In the entries below, print exactly the lines from the first through the one with "</script></body></html>", both included, and none of the pictures.
- - - -
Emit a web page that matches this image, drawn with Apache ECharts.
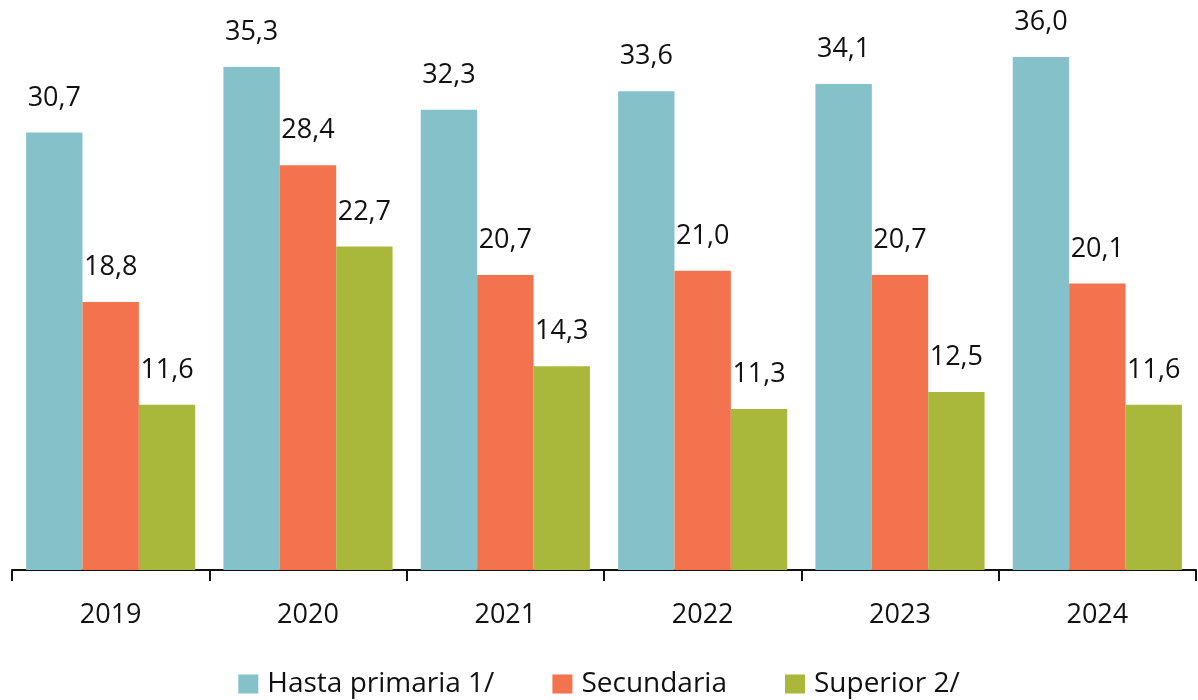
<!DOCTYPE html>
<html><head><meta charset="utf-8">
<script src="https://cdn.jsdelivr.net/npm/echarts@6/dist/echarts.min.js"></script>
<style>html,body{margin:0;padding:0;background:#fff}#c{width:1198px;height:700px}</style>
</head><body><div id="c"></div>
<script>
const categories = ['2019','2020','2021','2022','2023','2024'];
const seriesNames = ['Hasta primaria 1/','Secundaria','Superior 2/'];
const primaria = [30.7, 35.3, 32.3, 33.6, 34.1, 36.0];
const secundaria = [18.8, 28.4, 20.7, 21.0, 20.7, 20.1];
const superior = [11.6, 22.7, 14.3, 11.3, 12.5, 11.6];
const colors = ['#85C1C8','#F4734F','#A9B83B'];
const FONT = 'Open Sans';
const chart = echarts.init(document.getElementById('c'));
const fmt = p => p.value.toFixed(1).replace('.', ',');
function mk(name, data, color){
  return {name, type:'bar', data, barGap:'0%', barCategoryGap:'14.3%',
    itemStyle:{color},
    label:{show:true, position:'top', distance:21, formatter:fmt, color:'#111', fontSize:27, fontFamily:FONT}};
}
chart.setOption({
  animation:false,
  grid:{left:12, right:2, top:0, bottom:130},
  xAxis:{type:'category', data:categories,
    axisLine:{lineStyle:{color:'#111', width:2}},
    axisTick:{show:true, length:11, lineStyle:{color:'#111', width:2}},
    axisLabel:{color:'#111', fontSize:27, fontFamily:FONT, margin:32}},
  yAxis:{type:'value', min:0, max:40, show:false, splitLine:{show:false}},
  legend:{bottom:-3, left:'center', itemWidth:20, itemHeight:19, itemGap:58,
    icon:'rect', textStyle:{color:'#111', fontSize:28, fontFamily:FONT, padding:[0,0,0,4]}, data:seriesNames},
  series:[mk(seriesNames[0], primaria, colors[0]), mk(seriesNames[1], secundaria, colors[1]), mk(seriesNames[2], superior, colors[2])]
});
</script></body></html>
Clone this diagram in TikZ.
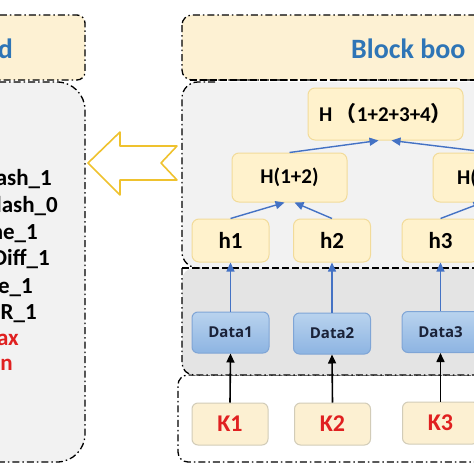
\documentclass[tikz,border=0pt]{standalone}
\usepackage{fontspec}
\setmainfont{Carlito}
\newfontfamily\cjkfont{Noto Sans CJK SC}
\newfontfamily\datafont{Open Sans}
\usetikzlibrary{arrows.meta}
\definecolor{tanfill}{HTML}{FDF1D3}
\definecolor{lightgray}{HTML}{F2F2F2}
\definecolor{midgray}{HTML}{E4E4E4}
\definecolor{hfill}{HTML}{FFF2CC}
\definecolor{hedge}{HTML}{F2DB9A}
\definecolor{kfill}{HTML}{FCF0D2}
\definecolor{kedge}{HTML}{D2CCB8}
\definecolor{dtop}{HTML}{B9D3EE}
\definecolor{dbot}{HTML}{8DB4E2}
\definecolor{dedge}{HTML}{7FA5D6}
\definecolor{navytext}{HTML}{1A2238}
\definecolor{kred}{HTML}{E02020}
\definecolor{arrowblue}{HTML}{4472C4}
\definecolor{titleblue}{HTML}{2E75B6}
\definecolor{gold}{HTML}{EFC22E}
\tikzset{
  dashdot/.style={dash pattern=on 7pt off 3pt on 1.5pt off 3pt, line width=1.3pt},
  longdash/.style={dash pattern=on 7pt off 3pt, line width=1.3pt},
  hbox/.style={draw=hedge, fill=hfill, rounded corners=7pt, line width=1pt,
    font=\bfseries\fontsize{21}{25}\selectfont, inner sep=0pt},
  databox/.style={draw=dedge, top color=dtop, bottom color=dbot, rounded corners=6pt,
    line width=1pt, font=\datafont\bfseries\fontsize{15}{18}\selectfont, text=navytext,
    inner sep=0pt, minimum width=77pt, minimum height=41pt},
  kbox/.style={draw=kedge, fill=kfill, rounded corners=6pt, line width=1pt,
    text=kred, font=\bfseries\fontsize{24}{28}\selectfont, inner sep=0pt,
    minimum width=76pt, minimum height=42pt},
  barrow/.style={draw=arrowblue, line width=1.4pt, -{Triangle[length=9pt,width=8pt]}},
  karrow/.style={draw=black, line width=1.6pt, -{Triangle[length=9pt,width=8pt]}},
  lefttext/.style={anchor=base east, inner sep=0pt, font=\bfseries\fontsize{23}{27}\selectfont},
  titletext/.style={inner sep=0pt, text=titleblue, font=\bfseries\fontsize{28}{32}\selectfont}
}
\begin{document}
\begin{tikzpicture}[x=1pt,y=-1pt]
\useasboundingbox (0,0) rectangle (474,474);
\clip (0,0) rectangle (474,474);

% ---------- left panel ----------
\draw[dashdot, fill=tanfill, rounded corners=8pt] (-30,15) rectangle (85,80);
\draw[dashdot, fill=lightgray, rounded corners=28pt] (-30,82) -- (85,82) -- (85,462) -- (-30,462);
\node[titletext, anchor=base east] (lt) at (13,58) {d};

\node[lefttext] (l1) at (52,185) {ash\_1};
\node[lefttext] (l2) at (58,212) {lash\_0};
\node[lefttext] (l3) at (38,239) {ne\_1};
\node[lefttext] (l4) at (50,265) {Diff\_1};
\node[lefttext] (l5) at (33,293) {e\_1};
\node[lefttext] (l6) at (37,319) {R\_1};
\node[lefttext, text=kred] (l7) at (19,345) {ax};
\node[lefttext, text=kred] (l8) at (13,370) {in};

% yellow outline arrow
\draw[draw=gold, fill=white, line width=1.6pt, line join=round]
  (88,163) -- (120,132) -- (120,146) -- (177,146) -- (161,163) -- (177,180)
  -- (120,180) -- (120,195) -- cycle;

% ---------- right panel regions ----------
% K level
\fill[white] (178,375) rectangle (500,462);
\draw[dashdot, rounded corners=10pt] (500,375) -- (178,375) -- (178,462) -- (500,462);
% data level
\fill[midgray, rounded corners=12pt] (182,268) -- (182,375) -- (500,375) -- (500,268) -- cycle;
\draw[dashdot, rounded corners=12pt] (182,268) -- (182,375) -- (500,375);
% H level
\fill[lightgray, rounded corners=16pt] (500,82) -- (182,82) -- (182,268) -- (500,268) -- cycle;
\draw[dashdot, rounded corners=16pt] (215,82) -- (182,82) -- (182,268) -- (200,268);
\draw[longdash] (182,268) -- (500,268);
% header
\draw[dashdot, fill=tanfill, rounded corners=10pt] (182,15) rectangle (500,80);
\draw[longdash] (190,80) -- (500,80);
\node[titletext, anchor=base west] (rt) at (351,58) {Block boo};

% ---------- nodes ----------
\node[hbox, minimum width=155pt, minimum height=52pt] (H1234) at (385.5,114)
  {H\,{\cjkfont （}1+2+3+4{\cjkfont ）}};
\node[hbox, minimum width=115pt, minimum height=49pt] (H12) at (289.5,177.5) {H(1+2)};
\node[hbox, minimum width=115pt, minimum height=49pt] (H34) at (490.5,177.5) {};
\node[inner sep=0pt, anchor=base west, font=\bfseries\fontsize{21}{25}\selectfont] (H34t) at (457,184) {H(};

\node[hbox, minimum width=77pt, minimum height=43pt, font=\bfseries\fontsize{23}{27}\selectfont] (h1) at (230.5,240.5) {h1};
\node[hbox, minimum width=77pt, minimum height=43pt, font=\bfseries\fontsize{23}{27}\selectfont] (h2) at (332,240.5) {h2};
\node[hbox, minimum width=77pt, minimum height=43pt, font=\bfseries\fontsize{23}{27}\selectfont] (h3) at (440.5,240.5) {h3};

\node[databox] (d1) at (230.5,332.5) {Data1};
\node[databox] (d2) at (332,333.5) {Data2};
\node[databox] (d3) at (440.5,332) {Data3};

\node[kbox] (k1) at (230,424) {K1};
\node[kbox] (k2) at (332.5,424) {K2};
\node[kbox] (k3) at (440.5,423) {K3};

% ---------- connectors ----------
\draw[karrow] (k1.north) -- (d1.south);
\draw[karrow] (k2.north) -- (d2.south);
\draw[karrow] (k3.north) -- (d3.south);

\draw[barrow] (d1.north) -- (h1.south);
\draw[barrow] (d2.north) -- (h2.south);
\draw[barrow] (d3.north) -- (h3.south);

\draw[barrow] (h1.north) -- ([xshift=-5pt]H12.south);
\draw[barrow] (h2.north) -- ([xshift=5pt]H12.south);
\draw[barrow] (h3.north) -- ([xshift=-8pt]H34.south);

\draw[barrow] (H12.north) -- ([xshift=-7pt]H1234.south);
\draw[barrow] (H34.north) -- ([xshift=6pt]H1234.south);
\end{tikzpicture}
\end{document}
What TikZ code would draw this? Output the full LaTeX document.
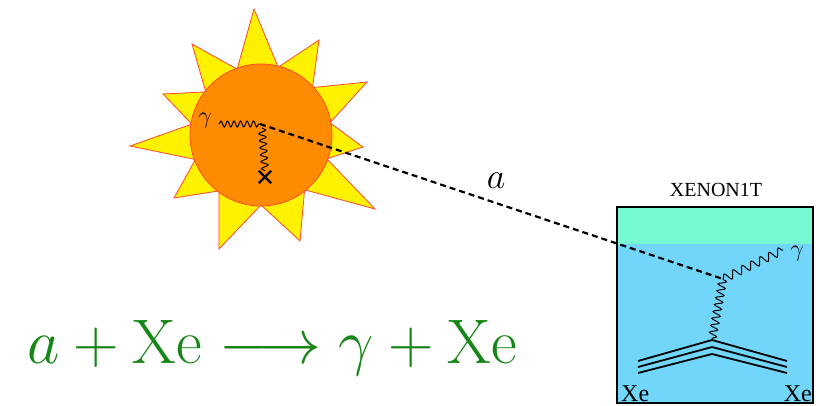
- - - -
* _SOLUTION FOR THIS PROBLEM_:
Emit a web page that matches this image, drawn with Apache ECharts.
<!DOCTYPE html>
<html><head><meta charset="utf-8">
<script src="https://cdn.jsdelivr.net/npm/echarts@6/dist/echarts.min.js"></script>
<style>html,body{margin:0;padding:0;background:#fff}#c{width:1198px;height:700px}</style>
</head><body><div id="c"></div>
<script>
const categories = ['2019','2020','2021','2022','2023','2024'];
const seriesNames = ['Hasta primaria 1/','Secundaria','Superior 2/'];
const primaria = [30.7, 35.3, 32.3, 33.6, 34.1, 36.0];
const secundaria = [18.8, 28.4, 20.7, 21.0, 20.7, 20.1];
const superior = [11.6, 22.7, 14.3, 11.3, 12.5, 11.6];
const colors = ['#85C1C8','#F4734F','#A9B83B'];
const FONT = 'Open Sans';
const chart = echarts.init(document.getElementById('c'));
const fmt = p => p.value.toFixed(1).replace('.', ',');
function mk(name, data, color){
  return {name, type:'bar', data, barGap:'0%', barCategoryGap:'14.3%',
    itemStyle:{color},
    label:{show:true, position:'top', distance:21, formatter:fmt, color:'#111', fontSize:27, fontFamily:FONT}};
}
chart.setOption({
  animation:false,
  grid:{left:12, right:2, top:0, bottom:130},
  xAxis:{type:'category', data:categories,
    axisLine:{lineStyle:{color:'#111', width:2}},
    axisTick:{show:true, length:11, lineStyle:{color:'#111', width:2}},
    axisLabel:{color:'#111', fontSize:27, fontFamily:FONT, margin:32}},
  yAxis:{type:'value', min:0, max:40, show:false, splitLine:{show:false}},
  legend:{bottom:-3, left:'center', itemWidth:20, itemHeight:19, itemGap:58,
    icon:'rect', textStyle:{color:'#111', fontSize:28, fontFamily:FONT, padding:[0,0,0,4]}, data:seriesNames},
  series:[mk(seriesNames[0], primaria, colors[0]), mk(seriesNames[1], secundaria, colors[1]), mk(seriesNames[2], superior, colors[2])]
});
</script></body></html>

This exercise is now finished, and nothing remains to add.